Fog Machine

Good old cindytalk (Gordon Sharp) endears his work to me more every time. He’s becoming less of an anonymous ambient drone artist and evolving some sense of content, narrative, and meaning in his work. The Labyrinth Of The Straight Line (EDITIONS MEGO EMEGO 219) is his most evocative and lyrical piece that I’ve heard of late, successfully conveying a profound sense of melancholy and loss as it traverses like a sleepwalker over strange, dream-like territories. We’re invited to find consonances with everyone from Cocteau to Borges, and to see beauty in the vague swirling fogs and quasi-industrial vistas that are suggested in this discursive, ambiguous music.
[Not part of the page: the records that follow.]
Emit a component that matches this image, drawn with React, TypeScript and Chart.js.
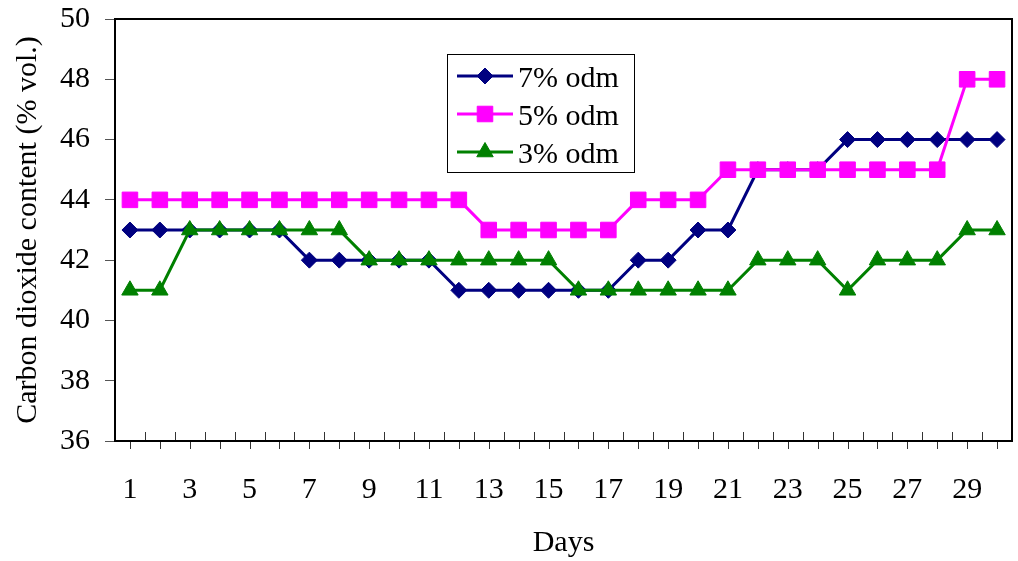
import React, { useEffect, useRef } from "react";
import { Chart, registerables } from "chart.js";
import { drawPoint } from "chart.js/helpers";

Chart.register(...registerables);

const days = Array.from({ length: 30 }, (_, i) => String(i + 1));
const odm7 = [43, 43, 43, 43, 43, 43, 42, 42, 42, 42, 42, 41, 41, 41, 41, 41, 41, 42, 42, 43, 43, 45, 45, 45, 46, 46, 46, 46, 46, 46];
const odm5 = [44, 44, 44, 44, 44, 44, 44, 44, 44, 44, 44, 44, 43, 43, 43, 43, 43, 44, 44, 44, 45, 45, 45, 45, 45, 45, 45, 45, 48, 48];
const odm3 = [41, 41, 43, 43, 43, 43, 43, 43, 42, 42, 42, 42, 42, 42, 42, 41, 41, 41, 41, 41, 41, 42, 42, 42, 41, 42, 42, 42, 43, 43];
const seriesLabels = ["7% odm", "5% odm", "3% odm"];
const seriesColors = ["#000080", "#FF00FF", "#008000"];
const seriesShapes = ["rectRot", "rect", "triangle"];
const seriesRadius = [8, 11, 9.5];
const yMin = 36;
const yMax = 50;
const yStep = 2;
const xTitle = "Days";
const yTitle = "Carbon dioxide content (% vol.)";

const FONT = "'Liberation Serif', 'Times New Roman', serif";

const framePlugin = {
  id: "frameAndTicks",
  afterDatasetsDraw(chart: any) {
    const { ctx, chartArea } = chart;
    const xs = chart.scales.x;
    ctx.save();
    // x-axis ticks: down at categories, up at boundaries
    ctx.strokeStyle = "#333";
    ctx.lineWidth = 1;
    const n = days.length;
    for (let i = 0; i < n; i++) {
      const px = Math.round(xs.getPixelForValue(i)) + 0.5;
      ctx.beginPath();
      ctx.moveTo(px, chartArea.bottom);
      ctx.lineTo(px, chartArea.bottom + 8);
      ctx.stroke();
      if (i > 0) {
        const bx = Math.round((xs.getPixelForValue(i - 1) + xs.getPixelForValue(i)) / 2) + 0.5;
        ctx.beginPath();
        ctx.moveTo(bx, chartArea.bottom - 9);
        ctx.lineTo(bx, chartArea.bottom);
        ctx.stroke();
      }
    }
    // frame
    ctx.strokeStyle = "#000";
    ctx.lineWidth = 2;
    ctx.strokeRect(chartArea.left, chartArea.top, chartArea.right - chartArea.left, chartArea.bottom - chartArea.top);

    // legend
    const lx = 447, ly = 54, lw = 187, lh = 118;
    ctx.fillStyle = "#fff";
    ctx.fillRect(lx, ly, lw, lh);
    ctx.strokeStyle = "#000";
    ctx.lineWidth = 1;
    ctx.strokeRect(lx + 0.5, ly + 0.5, lw, lh);
    const rows = [76, 114, 152];
    for (let k = 0; k < 3; k++) {
      const cy = rows[k];
      ctx.strokeStyle = seriesColors[k];
      ctx.lineWidth = 3;
      ctx.beginPath();
      ctx.moveTo(457, cy);
      ctx.lineTo(513, cy);
      ctx.stroke();
      ctx.fillStyle = seriesColors[k];
      ctx.strokeStyle = seriesColors[k];
      ctx.lineWidth = 1;
      drawPoint(ctx, { pointStyle: seriesShapes[k], radius: seriesRadius[k], rotation: 0, borderWidth: 1 }, 485, cy);
      ctx.fillStyle = "#000";
      ctx.font = "30px " + FONT;
      ctx.textBaseline = "alphabetic";
      ctx.textAlign = "left";
      ctx.fillText(seriesLabels[k], 518, cy + 11);
    }
    ctx.restore();
  },
};

export default function App() {
  const ref = useRef<HTMLCanvasElement>(null);
  useEffect(() => {
    document.body.style.margin = "0";
    const values = [odm7, odm5, odm3];
    const chart = new Chart(ref.current as HTMLCanvasElement, {
      type: "line",
      data: {
        labels: days,
        datasets: values.map((v, k) => ({
          label: seriesLabels[k],
          data: v,
          borderColor: seriesColors[k],
          backgroundColor: seriesColors[k],
          borderWidth: 3,
          pointStyle: seriesShapes[k] as any,
          pointRadius: seriesRadius[k],
          pointBorderWidth: 1,
          pointBackgroundColor: seriesColors[k],
          pointBorderColor: seriesColors[k],
          tension: 0,
          order: 2 - k,
        })),
      },
      options: {
        animation: false,
        responsive: false,
        events: [],
        layout: { autoPadding: false, padding: { top: 19, right: 6, left: 0, bottom: 0 } },
        plugins: { legend: { display: false }, tooltip: { enabled: false } },
        scales: {
          x: {
            type: "category",
            offset: true,
            grid: { display: false, drawTicks: true, tickLength: 31 },
            border: { display: false },
            ticks: {
              autoSkip: false,
              maxRotation: 0,
              padding: 0,
              color: "#000",
              font: { family: FONT, size: 30 },
              callback: (_v: any, i: number) => (i % 2 === 0 ? days[i] : ""),
            },
            title: {
              display: true,
              text: xTitle,
              color: "#000",
              font: { family: FONT, size: 30 },
              padding: { top: 0, bottom: 0 },
            },
            afterFit: (s: any) => {
              s.height = 120;
              s.paddingLeft = 0;
              s.paddingRight = 0;
            },
          },
          y: {
            min: yMin,
            max: yMax,
            grid: { drawOnChartArea: false, drawTicks: true, tickLength: 10, color: "#555" },
            border: { display: false },
            ticks: {
              stepSize: yStep,
              padding: 15,
              color: "#000",
              font: { family: FONT, size: 30 },
            },
            title: {
              display: true,
              text: yTitle,
              color: "#000",
              font: { family: FONT, size: 30 },
              padding: { top: 10, bottom: 0 },
            },
            afterFit: (s: any) => {
              s.width = 115;
              s.paddingTop = 0;
              s.paddingBottom = 0;
            },
          },
        },
      },
      plugins: [framePlugin],
    });
    return () => chart.destroy();
  }, []);
  return (
    <div style={{ position: "absolute", left: 0, top: 0, width: 1018, height: 561, background: "#fff" }}>
      <canvas ref={ref} width={1018} height={561} style={{ display: "block" }} />
    </div>
  );
}
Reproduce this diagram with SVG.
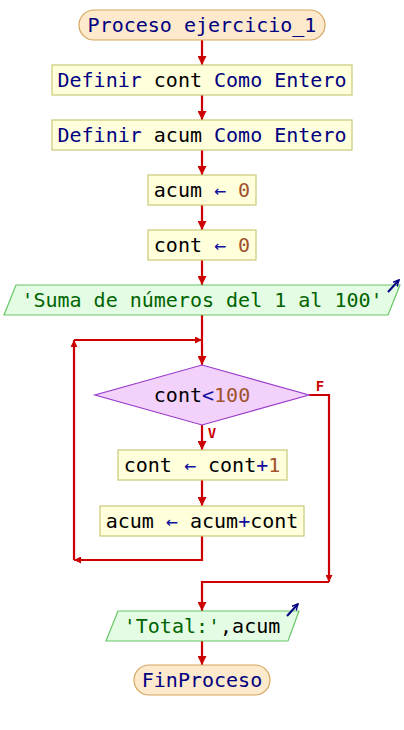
<svg xmlns="http://www.w3.org/2000/svg" width="404" height="730" viewBox="0 0 404 730">
<style>
text{font-family:"DejaVu Sans Mono","Liberation Mono",monospace;font-size:20px;text-anchor:middle}
.term{fill:#fde9cc;stroke:#d4a55c;stroke-width:1.2}
.box{fill:#ffffdc;stroke:#c8c878;stroke-width:1.2}
.io{fill:#e4fce4;stroke:#66c666;stroke-width:1.2}
.dec{fill:#f2d2fa;stroke:#9a3ccc;stroke-width:1.2}
.kw{fill:#000080}
.id{fill:#000000}
.num{fill:#a0522d}
.op{fill:#1010a0}
.str{fill:#006400}
.c line,.c polyline{stroke:#cc0000;stroke-width:2.2;fill:none}
.lbl{fill:#cc0000;font-size:14px;font-weight:bold}
.ico{stroke:#000080;stroke-width:2}
</style>
<defs>
<marker id="ah" viewBox="0 0 8 8" refX="8" refY="4" markerWidth="9" markerHeight="9" markerUnits="userSpaceOnUse" orient="auto"><path d="M0,0 L8,4 L0,8 z" fill="#cc0000"/></marker>
<marker id="as" viewBox="0 0 8 8" refX="8" refY="4" markerWidth="7" markerHeight="7" markerUnits="userSpaceOnUse" orient="auto"><path d="M0,0 L8,4 L0,8 z" fill="#cc0000"/></marker>
<marker id="ai" viewBox="0 0 8 8" refX="7" refY="4" markerWidth="7" markerHeight="7" markerUnits="userSpaceOnUse" orient="auto"><path d="M0,0.5 L7,4 L0,7.5" fill="none" stroke="#000080" stroke-width="1.6"/></marker>
</defs>
<g class="c" id="connectors">
<line x1="202" y1="40" x2="202" y2="65" marker-end="url(#ah)"/>
<line x1="202" y1="95" x2="202" y2="120" marker-end="url(#ah)"/>
<line x1="202" y1="150" x2="202" y2="175" marker-end="url(#ah)"/>
<line x1="202" y1="205" x2="202" y2="230" marker-end="url(#ah)"/>
<line x1="202" y1="260" x2="202" y2="285" marker-end="url(#ah)"/>
<line x1="202" y1="315" x2="202" y2="365" marker-end="url(#ah)"/>
<line x1="202" y1="425" x2="202" y2="450" marker-end="url(#ah)"/>
<line x1="202" y1="480" x2="202" y2="506" marker-end="url(#ah)"/>
<polyline points="202,536 202,560 74,560" marker-end="url(#as)"/>
<line x1="74" y1="560" x2="74" y2="340" marker-end="url(#as)"/>
<line x1="74" y1="340" x2="202" y2="340" marker-end="url(#as)"/>
<polyline points="309,395 329,395 329,582" marker-end="url(#as)"/>
<polyline points="329,582 202,582 202,611" marker-end="url(#ah)"/>
<line x1="202" y1="641" x2="202" y2="665" marker-end="url(#ah)"/>
</g>
<text class="lbl" x="320" y="391">F</text>
<text class="lbl" x="212" y="438">V</text>
<g id="start">
<rect class="term" x="79" y="10" width="246" height="30" rx="15" ry="15"/>
<text x="202" y="32" class="kw">Proceso ejercicio_1</text>
</g>
<g id="def_cont">
<rect class="box" x="52" y="65" width="300" height="30"/>
<text x="202" y="87"><tspan class="kw">Definir </tspan><tspan class="id">cont</tspan><tspan class="kw"> Como Entero</tspan></text>
</g>
<g id="def_acum">
<rect class="box" x="52" y="120" width="300" height="30"/>
<text x="202" y="142"><tspan class="kw">Definir </tspan><tspan class="id">acum</tspan><tspan class="kw"> Como Entero</tspan></text>
</g>
<g id="acum0">
<rect class="box" x="148" y="175" width="108" height="30"/>
<text x="202" y="197"><tspan class="id">acum </tspan><tspan class="op">←</tspan><tspan class="num"> 0</tspan></text>
</g>
<g id="cont0">
<rect class="box" x="148" y="230" width="108" height="30"/>
<text x="202" y="252"><tspan class="id">cont </tspan><tspan class="op">←</tspan><tspan class="num"> 0</tspan></text>
</g>
<g id="out1">
<polygon class="io" points="16,285 400,285 388,315 4,315"/>
<line class="ico" x1="388" y1="292" x2="399" y2="280" marker-end="url(#ai)"/>
<text x="202" y="307" class="str">'Suma de números del 1 al 100'</text>
</g>
<g id="cond">
<polygon class="dec" points="202,365 309,395 202,425 95,395"/>
<text x="202" y="402"><tspan class="id">cont</tspan><tspan class="op">&lt;</tspan><tspan class="num">100</tspan></text>
</g>
<g id="inc">
<rect class="box" x="118" y="450" width="169" height="30"/>
<text x="202" y="472"><tspan class="id">cont </tspan><tspan class="op">←</tspan><tspan class="id"> cont</tspan><tspan class="op">+</tspan><tspan class="num">1</tspan></text>
</g>
<g id="sum">
<rect class="box" x="100" y="506" width="204" height="30"/>
<text x="202" y="528"><tspan class="id">acum </tspan><tspan class="op">←</tspan><tspan class="id"> acum</tspan><tspan class="op">+</tspan><tspan class="id">cont</tspan></text>
</g>
<g id="out2">
<polygon class="io" points="118,611 299,611 288,641 106,641"/>
<line class="ico" x1="287" y1="616" x2="298" y2="604" marker-end="url(#ai)"/>
<text x="202" y="633"><tspan class="str">'Total:'</tspan><tspan class="id">,acum</tspan></text>
</g>
<g id="end">
<rect class="term" x="134" y="665" width="136" height="30" rx="15" ry="15"/>
<text x="202" y="687" class="kw">FinProceso</text>
</g>
</svg>
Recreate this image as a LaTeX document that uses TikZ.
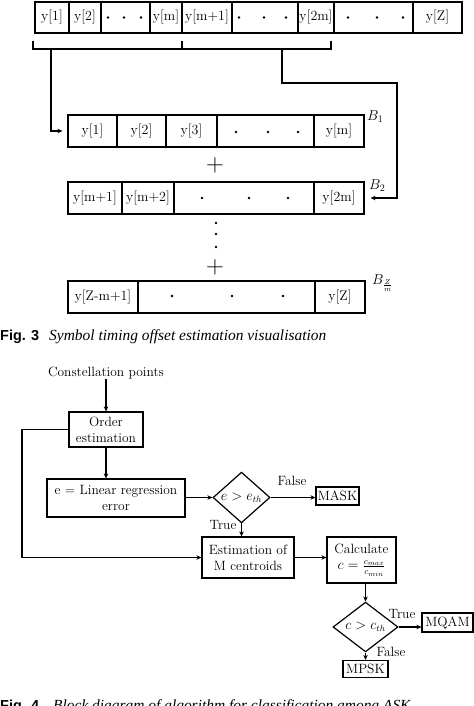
\documentclass[tikz,border=0pt]{standalone}
\usepackage{fontspec}
\newfontfamily\capsans{Liberation Sans}
\newfontfamily\capserif{Liberation Serif}
\usetikzlibrary{shapes.geometric,arrows.meta}
\begin{document}
\begin{tikzpicture}[x=1bp,y=-1bp,
  cell/.style={draw, line width=1.2bp, inner sep=0pt, minimum height=31bp, font=\fontsize{14}{16}\selectfont},
  box/.style={draw, line width=1.2bp, inner sep=1pt, align=center, font=\fontsize{13.5}{16}\selectfont},
  dia/.style={draw, diamond, line width=1.2bp, inner sep=0pt, font=\fontsize{13.5}{15}\selectfont},
  lbl/.style={inner sep=0pt, font=\fontsize{13.5}{16}\selectfont},
  blbl/.style={inner sep=0pt, anchor=west, font=\fontsize{14}{16}\selectfont},
  ln/.style={line width=1.2bp},
  arr/.style={line width=1.2bp, -{Stealth[length=5bp,width=4.5bp]}},
  dot/.style={fill=black},
  capA/.style={inner sep=0pt, anchor=base west, font=\capsans\bfseries\fontsize{14.5}{16}\selectfont},
  capB/.style={inner sep=0pt, anchor=base west, font=\capserif\itshape\fontsize{15.5}{17}\selectfont}]
\useasboundingbox[fill=white] (0,0) rectangle (474,706);

% ---- top row ----
\node[cell, minimum width=34bp] (t1) at (52,17.5) {y[1]};
\node[cell, minimum width=32bp] (t2) at (85,17.5) {y[2]};
\node[cell, minimum width=49bp] (t3) at (125.5,17.5) {};
\node[cell, minimum width=32bp] (t4) at (166,17.5) {y[m]};
\node[cell, minimum width=50bp] (t5) at (207,17.5) {y[m+1]};
\node[cell, minimum width=66bp] (t6) at (265,17.5) {};
\node[cell, minimum width=36bp] (t7) at (316,17.5) {y[2m]};
\node[cell, minimum width=79bp] (t8) at (373.5,17.5) {};
\node[cell, minimum width=49bp] (t9) at (437.5,17.5) {y[Z]};
\foreach \x in {108,124,141,239,264,286,348,377,403} \fill[dot] (\x,17.5) circle (1.4bp);

% ---- bracket ----
\draw[ln] (33,41) -- (33,49) -- (331,49) -- (331,41);
\draw[ln] (182,41) -- (182,49);
\coordinate (br1) at (51,49);
\coordinate (br2) at (282,49);
\coordinate (turn) at (397,83);

% ---- B1 ----
\node[cell, minimum width=49bp, minimum height=32bp] (b11) at (92.5,131) {y[1]};
\node[cell, minimum width=49bp, minimum height=32bp] (b12) at (141.5,131) {y[2]};
\node[cell, minimum width=51bp, minimum height=32bp] (b13) at (191.5,131) {y[3]};
\node[cell, minimum width=97bp, minimum height=32bp] (b14) at (265.5,131) {};
\node[cell, minimum width=50bp, minimum height=32bp] (b15) at (339,131) {y[m]};
\foreach \x in {236,268,298} \fill[dot] (\x,132) circle (1.4bp);
\node[blbl] (lb1) at (367,117) {$B_1$};

\node[inner sep=0pt, font=\fontsize{26}{28}\selectfont] (p1) at (215,165) {$+$};

% ---- B2 ----
\node[cell, minimum width=54bp, minimum height=32bp] (b21) at (95,198) {y[m+1]};
\node[cell, minimum width=52bp, minimum height=32bp] (b22) at (148,198) {y[m+2]};
\node[cell, minimum width=140bp, minimum height=32bp] (b23) at (244,198) {};
\node[cell, minimum width=50bp, minimum height=32bp] (b24) at (339,198) {y[2m]};
\foreach \x in {202,249,288} \fill[dot] (\x,198) circle (1.4bp);
\node[blbl] (lb2) at (369,186) {$B_2$};

\foreach \y in {223,234,247} \fill[dot] (216,\y) circle (1.4bp);
\node[inner sep=0pt, font=\fontsize{26}{28}\selectfont] (p2) at (215,267) {$+$};

% ---- B Z/m ----
\node[cell, minimum width=70bp, minimum height=32bp] (b31) at (103,297) {y[Z-m+1]};
\node[cell, minimum width=177bp, minimum height=32bp] (b32) at (226.5,297) {};
\node[cell, minimum width=50bp, minimum height=32bp] (b33) at (340,297) {y[Z]};
\foreach \x in {172,232,283} \fill[dot] (\x,296) circle (1.4bp);
\node[blbl] (lb3) at (372,283) {$B_{\frac{Z}{m}}$};

% ---- connectors fig 3 ----
\draw[arr, shorten >=5bp] (br1) |- (b11.west);
\draw[arr, shorten >=6bp] (br2) |- (turn) |- (b24.east);

% ---- caption fig 3 ----
\node[capA] (c3a) at (0,340) {Fig. 3};
\node[capB] (c3b) at (49,340) {Symbol timing offset estimation visualisation};

% ---- flowchart ----
\node[lbl] (cons) at (106,373) {Constellation points};
\node[box, minimum width=74bp, minimum height=35bp] (order) at (106,429.5) {Order\\estimation};
\node[box, minimum width=138bp, minimum height=38bp] (ebox) at (116,498) {e = Linear regression\\error};
\node[dia, minimum width=57bp, minimum height=41bp] (d1) at (241.5,497.5) {$e>e_{th}$};
\node[box, minimum width=43bp, minimum height=18bp, inner sep=0pt] (mask) at (337.5,496) {MASK};
\node[box, minimum width=92bp, minimum height=41bp] (estim) at (248,557.5) {Estimation of\\M centroids};
\node[box, minimum width=69bp, minimum height=46bp] (calc) at (361.5,560) {Calculate\\[1bp]$c=\frac{c_{max}}{c_{min}}$};
\node[dia, minimum width=65bp, minimum height=34bp] (d2) at (365.5,627) {$c>c_{th}$};
\node[box, minimum width=51bp, minimum height=19bp, inner sep=0pt] (mqam) at (447.5,622.5) {MQAM};
\node[box, minimum width=45bp, minimum height=17bp, inner sep=0pt] (mpsk) at (365.5,669) {MPSK};

\node[lbl] (f1) at (292,481) {False};
\node[lbl] (tr1) at (223,525) {True};
\node[lbl] (tr2) at (402,614) {True};
\node[lbl] (f2) at (391,652) {False};

\coordinate (lp) at (22,500);
\draw[arr] (cons) -- (order.north);
\draw[arr] (order.south) -- (order.south |- ebox.north);
\draw[arr] (order.west) -| (lp) |- (estim.west);
\draw[arr] (ebox.east |- d1.west) -- (d1.west);
\draw[arr] (d1.east) -- (d1.east -| mask.west);
\draw[arr] (d1.south) -- (d1.south |- estim.north);
\draw[arr] (estim.east) -- (estim.east -| calc.west);
\draw[arr] (d2.north |- calc.south) -- (d2.north);
\draw[arr] (d2.east) -- (d2.east -| mqam.west);
\draw[arr] (d2.south) -- (mpsk.north);

% ---- caption fig 4 (cut off by the page edge) ----
\node[capA] (c4a) at (0,710) {Fig. 4};
\node[capB] (c4b) at (53,710) {Block diagram of algorithm for classification among ASK};
\end{tikzpicture}
\end{document}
Even the track titles assist with setting the scene, and adjusting the frame of mind so that we see everything from the correct angle – ‘Sea Of Lost Hopes’, ‘Sleight Of Mind’, ‘A Wolf At The Door’ and ‘Who Will Choose My Dress’ come straight from a book of Blaise Cendrars poems, by way of Bill Nelson (another overlooked hero of English surrealism who will have his place in the sun one day). The album may be uneven, and indeed does have its longeurs and could probably have been expressed in half the time, and there are some decisions that just feel out of place – such as the half-hearted use of weedy techno beats that fade into the mix on some cuts, arriving and departing like unwanted guests. However, overall the album works well, and cindytalk proves he is capable of creating discrete sound episodes that each have a distinctive flavour, mood, and story to tell. From 31st January 2017.